"Sen, muhabbetini ona pek pahalı satıyorsun. Verdiğin fiyatın yüz defa ziyade bir mukabil düşünüyorsun. Halbuki onun hakikî makamının fiyatına en büyük muhabbet de ucuzdur." İzah eder misiniz?
Değerli Kardeşimiz;
"HAŞİYE: Çünkü sen, muhabbetini ona pek pahalı satıyorsun. Verdiğin fiyatın yüz defa ziyade bir mukabil düşünüyorsun. Halbuki onun hakikî makamının fiyatına en büyük muhabbet de ucuzdur."(1)
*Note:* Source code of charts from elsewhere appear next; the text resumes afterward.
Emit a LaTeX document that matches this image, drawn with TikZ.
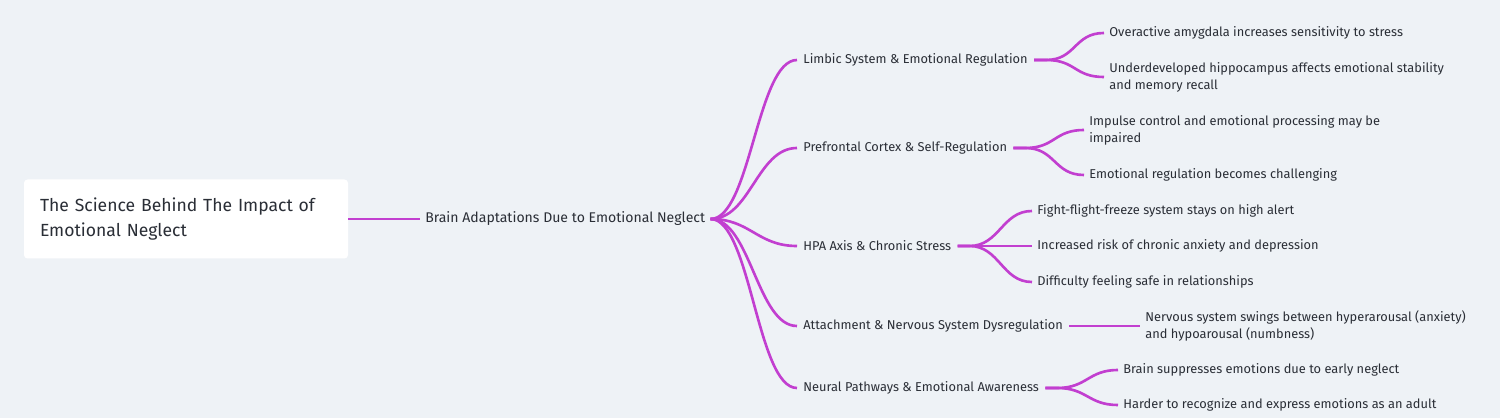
\documentclass[tikz,border=0pt]{standalone}
\usepackage{fontspec}
\setmainfont{Fira Sans}
\definecolor{bgcol}{HTML}{EEF2F6}
\definecolor{linkcol}{HTML}{C23FD0}
\definecolor{txtcol}{HTML}{2A2E36}
\begin{document}
\begin{tikzpicture}[x=0.02cm, y=-0.02cm,
root/.style={fill=white, rounded corners=2pt, text=txtcol, align=left, font=\fontsize{10}{14.7}\selectfont, minimum width=324*0.02cm, minimum height=79*0.02cm, text width=292*0.02cm, inner xsep=16*0.02cm},
topic/.style={text=txtcol, anchor=west, inner xsep=5*0.02cm, font=\fontsize{8}{10}\selectfont},
branch/.style={text=txtcol, anchor=west, inner xsep=6*0.02cm, font=\fontsize{7.3}{9.6}\selectfont},
leaf/.style={text=txtcol, anchor=west, align=left, inner xsep=5*0.02cm, font=\fontsize{7.3}{9.6}\selectfont},
link/.style={draw=linkcol, line width=1.5pt}
]
\fill[bgcol] (0,0) rectangle (1500,418);
\useasboundingbox (0,0) rectangle (1500,418);
%Nodes
\node[root]   (root) at (186,219)  {The Science Behind The Impact of\\Emotional Neglect};
\node[topic]  (brain) at (420,219) {Brain Adaptations Due to Emotional Neglect};
\node[branch] (limb) at (797,60)   {Limbic System \& Emotional Regulation};
\node[branch] (pfc)  at (797,148)  {Prefrontal Cortex \& Self-Regulation};
\node[branch] (hpa)  at (797,246)  {HPA Axis \& Chronic Stress};
\node[branch] (att)  at (797,326)  {Attachment \& Nervous System Dysregulation};
\node[branch] (neur) at (797,388)  {Neural Pathways \& Emotional Awareness};
\node[leaf] (limb1) at (1104,33)  {Overactive amygdala increases sensitivity to stress};
\node[leaf] (limb2) at (1104,77)  {Underdeveloped hippocampus affects emotional stability\\and memory recall};
\node[leaf] (pfc1)  at (1084,130) {Impulse control and emotional processing may be\\impaired};
\node[leaf] (pfc2)  at (1084,175) {Emotional regulation becomes challenging};
\node[leaf] (hpa1)  at (1032,211) {Fight-flight-freeze system stays on high alert};
\node[leaf] (hpa2)  at (1032,246) {Increased risk of chronic anxiety and depression};
\node[leaf] (hpa3)  at (1032,282) {Difficulty feeling safe in relationships};
\node[leaf] (att1)  at (1140,326) {Nervous system swings between hyperarousal (anxiety)\\and hypoarousal (numbness)};
\node[leaf] (neur1) at (1118,370) {Brain suppresses emotions due to early neglect};
\node[leaf] (neur2) at (1118,405) {Harder to recognize and express emotions as an adult};
%Lines
\draw[link] (root.east) -- (brain.west);
\foreach \b in {limb,pfc,hpa,att,neur}
  \draw[link] (brain.east) .. controls +(40,0) and +(-40,0) .. (\b.west);
\foreach \p/\l in {limb/limb1,limb/limb2,pfc/pfc1,pfc/pfc2,hpa/hpa1,hpa/hpa2,hpa/hpa3,att/att1,neur/neur1,neur/neur2}
  \draw[link] (\p.east) -- +(12,0) .. controls +(30,0) and +(-30,0) .. (\l.west);
\end{tikzpicture}
\end{document}
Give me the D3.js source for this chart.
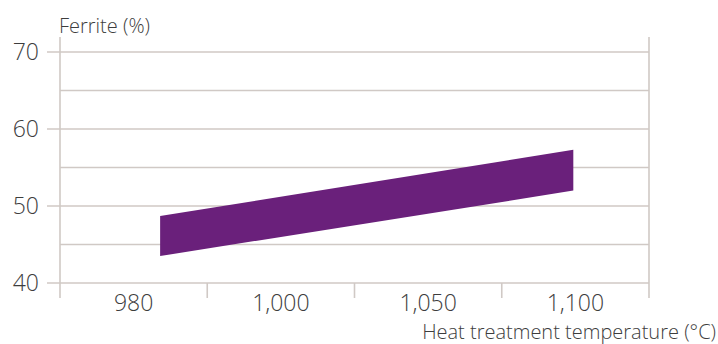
<!DOCTYPE html>
<html><head><meta charset="utf-8">
<script src="https://cdn.jsdelivr.net/npm/d3@7"></script>
<style>
html,body{margin:0;padding:0;background:#fff;}
svg{display:block;}
text{font-family:"Open Sans",sans-serif;font-weight:300;fill:#3d3d3d;}
</style></head>
<body>
<svg id="chart" width="718" height="344"></svg>
<script>
// Data
const categories = ["980", "1,000", "1,050", "1,100"];
const categoryTemps = [980, 1000, 1050, 1100];
const yTicks = [40, 50, 60, 70];
const yGrid = [40, 45, 50, 55, 60, 65, 70];
const bandTemps = [983.6, 1099.3];
const ferriteLow = [43.5, 52.0];
const ferriteHigh = [48.7, 57.3];

(function () {
const svg = d3.select("#chart");
const mLeft = 60, mRight = 649, mTop = 52, mBottom = 283;
const gridColor = "#d0c9c5";

const xBand = d3.scaleBand().domain(categories).range([mLeft, mRight]).padding(0);
const centers = categories.map(c => xBand(c) + xBand.bandwidth() / 2);
const xTemp = d3.scaleLinear().domain(categoryTemps).range(centers);
const y = d3.scaleLinear().domain([40, 70]).range([mBottom, mTop]);

// gridlines
svg.append("g").selectAll("line").data(yGrid).join("line")
  .attr("x1", d => yTicks.includes(d) ? mLeft - 13 : mLeft).attr("x2", mRight)
  .attr("y1", d => y(d)).attr("y2", d => y(d))
  .attr("stroke", gridColor).attr("stroke-width", 1.6);

// vertical lines
[mLeft, mRight].forEach(xv => {
  svg.append("line").attr("x1", xv).attr("x2", xv).attr("y1", 37).attr("y2", 298)
    .attr("stroke", gridColor).attr("stroke-width", 1.6);
});
// band separator ticks
svg.append("g").selectAll("line").data(categories.slice(1)).join("line")
  .attr("x1", d => xBand(d)).attr("x2", d => xBand(d))
  .attr("y1", mBottom).attr("y2", 298)
  .attr("stroke", gridColor).attr("stroke-width", 1.6);

// y labels
svg.append("g").selectAll("text").data(yTicks).join("text")
  .attr("x", 39).attr("y", d => y(d)).attr("dy", "0.36em")
  .attr("text-anchor", "end").style("font-size", "23px").text(d => d);

// x labels
svg.append("g").selectAll("text").data(categories).join("text")
  .attr("x", (d, i) => centers[i]).attr("y", 311)
  .attr("text-anchor", "middle").style("font-size", "23px").text(d => d);

// band
const pts = bandTemps.map((t, i) => ({t, lo: ferriteLow[i], hi: ferriteHigh[i]}));
svg.append("path").datum(pts)
  .attr("d", d3.area().x(d => xTemp(d.t)).y0(d => y(d.lo)).y1(d => y(d.hi)))
  .attr("fill", "#6a207b");

// titles
svg.append("text").attr("x", 59).attr("y", 33).style("font-size", "20px").text("Ferrite (%)");
svg.append("text").attr("x", 716).attr("y", 339).attr("text-anchor", "end")
  .style("font-size", "20px").text("Heat treatment temperature (°C)");
})();
</script>
</body></html>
Birisini sırf manevî makamı için sevmek, muhabbetini pahalıya satmak demektir. Çünkü O'nu daima ağır bir yükün altında bırakmış oluruz. O zat her zaman bu makamda görünmeğe ve kendini muhafazaya mecbur hissedeceğinden, ruhen sıkıntı çekmesine vesile oluruz. Buna bu tarzda bakanlar da şayet o manevî makam ondan gitse ya da o makamda olmadığını fark etse, ona olan sevgisi ya tamamen bitecek ya da azalacak. Bu durumda şahsın kendisini değil, unvanını ve makamını sevmiş oluyor.
Halbuki muhabbet ve hürmet, makama ve unvana değil, dine olan hizmetine ve Allah nezdindeki kıymetine göre olmalıdır. Birisini dine olan hizmetinden dolayı seviyor isek, o sevdiğimiz kişinin manevî makamının ve unvanının ne olduğunun bir ehemmiyeti kalmaz. Allah için olan sevgi sağlamdır ve devamlıdır.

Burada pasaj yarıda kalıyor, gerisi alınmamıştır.